Dam Classification	Potential Hazard	Recommended Safety Factor	Typical Applications
Low Hazard	Minimal (no loss of life, limited property damage)	1.3 – 1.4	Agricultural ponds, small irrigation dams
Significant Hazard	Potential loss of life, significant property damage	1.5 – 1.7	Municipal water supply, medium flood control
High Hazard	Probable loss of life, extensive property damage	1.8 – 2.0	Large hydroelectric, major flood control

Note: These are general guidelines.

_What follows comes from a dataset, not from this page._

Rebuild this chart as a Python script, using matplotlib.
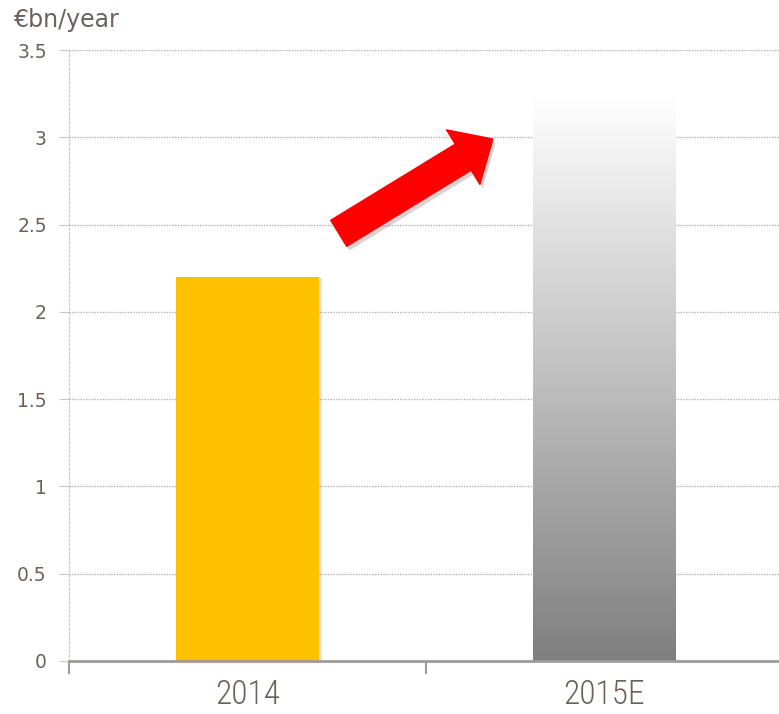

Always consult local dam safety regulations and perform site-specific risk assessments.

Can this calculator be used for existing dams showing signs of seepage?

Yes, but with important considerations:

1. Current Conditions: Input the current measured hydraulic gradient rather than design values, as this reflects the actual driving force for seepage.
2. Field Permeability: Use in-situ permeability test results if available, as laboratory tests may not represent field conditions accurately.
3. Existing Cutoff: If the dam already has a partial cutoff, subtract its depth from the calculated value to determine additional depth needed.
4. Safety Margin: Increase the safety factor by 20-30% to account for potential deterioration of existing materials.
5. Monitoring: The calculator results should be verified with comprehensive instrumentation including:
   • Piezometers at multiple depths
   • Seepage measurement weirs
   • Temperature monitoring for seepage detection

For dams with active seepage issues, consider engaging a specialist dam engineer to evaluate the appropriateness of the calculated depth and recommend additional mitigation measures.

What are the limitations of sheet pile cutoff walls compared to other seepage control methods?

While sheet pile cutoff walls are effective for many applications, they have several limitations:

Depth Limitations:

• Practical installation depth typically limited to 20-30 meters
• Deeper installations require specialized equipment and may become uneconomical
• Soil conditions (boulders, hard layers) can prevent reaching target depths

Material Constraints:

• Steel sheet piles are susceptible to corrosion in aggressive environments
• Vinyl sheet piles have lower structural capacity
• Interlocks can be damaged during installation, compromising effectiveness

Performance Issues:

• Difficult to achieve perfect water tightness, especially in variable soil conditions
• Long-term performance depends on proper installation and maintenance
• May require additional sealing measures (e.g., grouting) in highly permeable soils

Alternative Methods to Consider:

Method	Max Depth	Best For	Relative Cost
Diaphragm Walls	50m+	Deep cutoffs, variable soil conditions	$$$
Jet Grouting	30m+	Irregular geometries, bouldery soils	$$
Soil-Bentonite	30m	Low-head applications, environmental sensitivity	$
Grouting	Varies	Fractured rock, existing dams	$$

How does the presence of karst geology affect cutoff wall design?

Karst geology (characterized by soluble bedrock like limestone with caves and solution channels) presents significant challenges for cutoff wall design:

Key Challenges:

• Unpredictable Flow Paths: Water can travel through solution channels that may not be intercepted by a vertical cutoff wall.
• Variable Depth Requirements: The “impermeable” layer may have unpredictable depth or may not exist in some locations.
• Installation Difficulties: Void spaces can cause loss of drilling fluids or grout during installation.
• Long-Term Stability: Continued dissolution of bedrock can create new seepage paths over time.

Design Modifications for Karst:

1. Extended Investigation: Conduct comprehensive geophysical surveys (ground penetrating radar, electrical resistivity) to identify potential voids and solution features.
2. Deep Penetration: Design for deeper cutoff walls with additional safety factors (F ≥ 2.0 recommended).
3. Composite Systems: Combine sheet piles with:
   • Upstream impermeable blankets
   • Downstream drainage systems
   • Grouting programs to fill voids
4. Redundancy: Incorporate multiple seepage control measures to provide defense in depth.
5. Instrumentation: Install extensive monitoring systems to detect any changes in seepage patterns over time.

For dams in karst terrain, consider consulting specialists in karst hydrology and geotechnical engineering during the design phase. The USGS Karst Interest Group provides valuable resources on this topic.